# Resource conflict - pci on motherboard



## isatel (Mar 30, 2008)

Hello, I have a Gateway MA3 laptop that boots up with the following error message.

ERROR
Resource Conflict PCI on motherboard
Bus:05, Device: 09, Function: 00
ERROR
Resource Conflict PCI on motherboard
Bus:05, Device: 09, Function: 01
ERROR
Resource Conflict PCI on motherboard
Bus:05, Device: 09, Function: 02


I can get into BIOS but I am unsure what to do from there.

If someone could please go step by step as to how to solve this I would greatly appreciate it.

THANKS


----------



## TriggerFinger (Jan 30, 2008)

hi isatel,

what devices are attached to your laptop? if possible strip it down to its original components (no usb attached devices, no external drives, etc.). and see if you still get the error.


----------



## isatel (Mar 30, 2008)

Hi Shari,

All external items are disconnected and I still receive the same error message.


----------



## TriggerFinger (Jan 30, 2008)

where do you get the error (i.e. during POST, after Windows starts, etc.).? and does it boot until Windows signon or does it stop after the error?


----------



## isatel (Mar 30, 2008)

TriggerFinger said:


> where do you get the error (i.e. during POST, after Windows starts, etc.).? and does it boot until Windows signon or does it stop after the error?


The Gateway logo runs and then the error pops up right after. I cannot get to the Windows signon/loading/status screen.


----------



## TriggerFinger (Jan 30, 2008)

isatel said:


> The Gateway logo runs and then the error pops up right after. I cannot get to the Windows signon/loading/status screen.


-- smells like a motherboard failure. just to be sure, try to boot a linux live CD (i.e. Ubuntu) from your CD drive. i am hoping it is Windows that is causing this and not some failure on the mobo.


----------



## TriggerFinger (Jan 30, 2008)

isatel said:


> The Gateway logo runs and then the error pops up right after. I cannot get to the Windows signon/loading/status screen.


btw, can you recall if you have or did you add anything to the laptop like a mini PCI wifi card? if you have one installed, try removing it for the mean time.


----------



## isatel (Mar 30, 2008)

TriggerFinger said:


> btw, can you recall if you have or did you add anything to the laptop like a mini PCI wifi card? if you have one installed, try removing it for the mean time.
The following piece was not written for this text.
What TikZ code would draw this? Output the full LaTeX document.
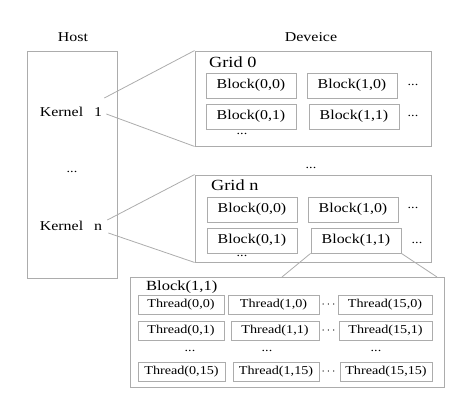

I havent added anything to my laptop. I am going to have to have a family member download the software and burn it to a cd. Can you suggest the best free software to use to burn the program on to the cd but ensure that the computer will pick it up when booting?

Thanks again soooo much for your help!


----------



## TriggerFinger (Jan 30, 2008)

isatel said:


> I havent added anything to my laptop. I am going to have to have a family member download the software and burn it to a cd. Can you suggest the best free software to use to burn the program on to the cd but ensure that the computer will pick it up when booting? -- some of us here use ImgBurn (http://www.imgburn.com)
> 
> Thanks again soooo much for your help!


-- just to be thorough and since you are at it :grin:... d/load also Memtest86+ (http://www.memtest.org) and burn the image to CD also. Boot from this Cd and diags will start to test your RAM.


----------